Exercise task
Check each line of the records below and collect those that include the word "this".

Data shown
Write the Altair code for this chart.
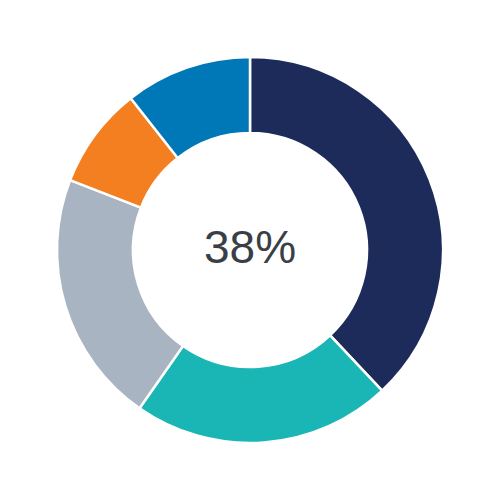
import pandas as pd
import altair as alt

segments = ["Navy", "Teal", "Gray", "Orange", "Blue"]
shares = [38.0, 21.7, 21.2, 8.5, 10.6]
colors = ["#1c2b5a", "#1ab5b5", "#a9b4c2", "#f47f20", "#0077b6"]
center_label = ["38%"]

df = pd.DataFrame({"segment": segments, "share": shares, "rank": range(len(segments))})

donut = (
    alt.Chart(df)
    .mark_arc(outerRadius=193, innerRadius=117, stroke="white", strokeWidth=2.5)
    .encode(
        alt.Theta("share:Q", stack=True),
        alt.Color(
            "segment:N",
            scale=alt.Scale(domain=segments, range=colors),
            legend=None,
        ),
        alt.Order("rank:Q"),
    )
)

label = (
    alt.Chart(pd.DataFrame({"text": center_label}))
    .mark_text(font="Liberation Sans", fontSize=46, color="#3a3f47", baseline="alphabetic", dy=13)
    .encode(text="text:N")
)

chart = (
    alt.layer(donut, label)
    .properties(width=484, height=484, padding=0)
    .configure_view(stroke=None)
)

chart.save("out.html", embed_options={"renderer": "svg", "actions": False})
--
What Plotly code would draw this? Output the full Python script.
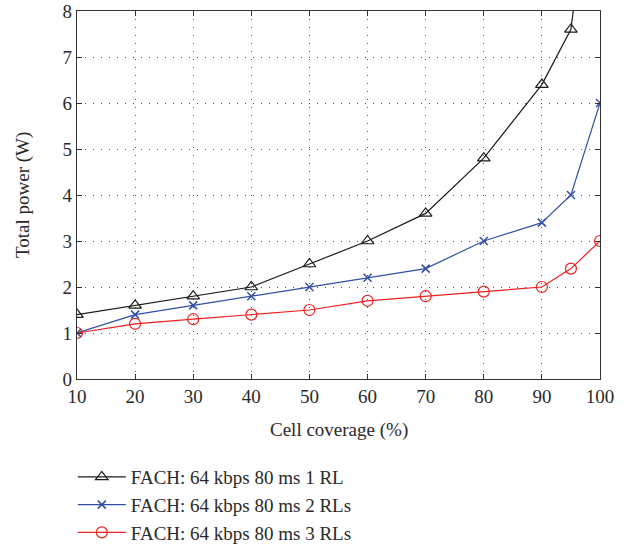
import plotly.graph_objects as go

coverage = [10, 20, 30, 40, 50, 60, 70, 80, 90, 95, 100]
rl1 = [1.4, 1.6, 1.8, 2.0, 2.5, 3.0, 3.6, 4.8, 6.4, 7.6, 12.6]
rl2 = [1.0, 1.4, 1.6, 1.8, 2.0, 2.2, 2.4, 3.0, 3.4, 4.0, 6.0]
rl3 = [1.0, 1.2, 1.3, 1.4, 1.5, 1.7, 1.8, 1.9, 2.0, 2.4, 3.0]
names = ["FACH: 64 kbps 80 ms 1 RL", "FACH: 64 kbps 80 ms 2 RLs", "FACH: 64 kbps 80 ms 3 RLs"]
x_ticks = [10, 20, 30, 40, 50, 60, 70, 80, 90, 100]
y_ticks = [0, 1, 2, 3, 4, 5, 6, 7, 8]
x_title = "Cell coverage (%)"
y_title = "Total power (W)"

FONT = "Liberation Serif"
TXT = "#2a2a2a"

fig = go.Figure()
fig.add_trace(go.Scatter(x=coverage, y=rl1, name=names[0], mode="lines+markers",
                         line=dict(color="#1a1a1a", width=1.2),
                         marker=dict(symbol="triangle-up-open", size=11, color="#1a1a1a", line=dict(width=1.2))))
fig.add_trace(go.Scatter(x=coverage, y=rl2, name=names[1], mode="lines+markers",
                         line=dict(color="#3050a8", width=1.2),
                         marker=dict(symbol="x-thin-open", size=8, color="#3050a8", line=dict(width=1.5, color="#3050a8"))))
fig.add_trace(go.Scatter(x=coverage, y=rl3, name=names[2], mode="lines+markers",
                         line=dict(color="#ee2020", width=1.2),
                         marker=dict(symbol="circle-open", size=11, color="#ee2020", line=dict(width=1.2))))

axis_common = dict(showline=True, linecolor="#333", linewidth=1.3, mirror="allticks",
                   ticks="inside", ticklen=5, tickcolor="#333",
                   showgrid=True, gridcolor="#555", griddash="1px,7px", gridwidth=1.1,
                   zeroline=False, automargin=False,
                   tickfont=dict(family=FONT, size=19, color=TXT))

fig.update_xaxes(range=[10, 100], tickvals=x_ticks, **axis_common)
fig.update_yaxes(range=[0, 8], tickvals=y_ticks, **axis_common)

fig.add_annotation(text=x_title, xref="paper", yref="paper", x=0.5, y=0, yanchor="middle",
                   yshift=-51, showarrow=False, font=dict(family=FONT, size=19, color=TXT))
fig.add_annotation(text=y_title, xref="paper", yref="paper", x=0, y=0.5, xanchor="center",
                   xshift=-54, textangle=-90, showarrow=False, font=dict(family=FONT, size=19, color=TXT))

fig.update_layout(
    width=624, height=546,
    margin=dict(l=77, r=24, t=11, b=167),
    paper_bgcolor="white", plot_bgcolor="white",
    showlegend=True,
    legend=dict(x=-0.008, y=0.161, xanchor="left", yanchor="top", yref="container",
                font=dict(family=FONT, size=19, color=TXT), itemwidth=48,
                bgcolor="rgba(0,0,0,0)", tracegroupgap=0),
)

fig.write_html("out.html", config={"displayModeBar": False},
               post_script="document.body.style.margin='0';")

Written response
Write the Altair code for this chart.
What Plotly code would draw this? Output the full Python script.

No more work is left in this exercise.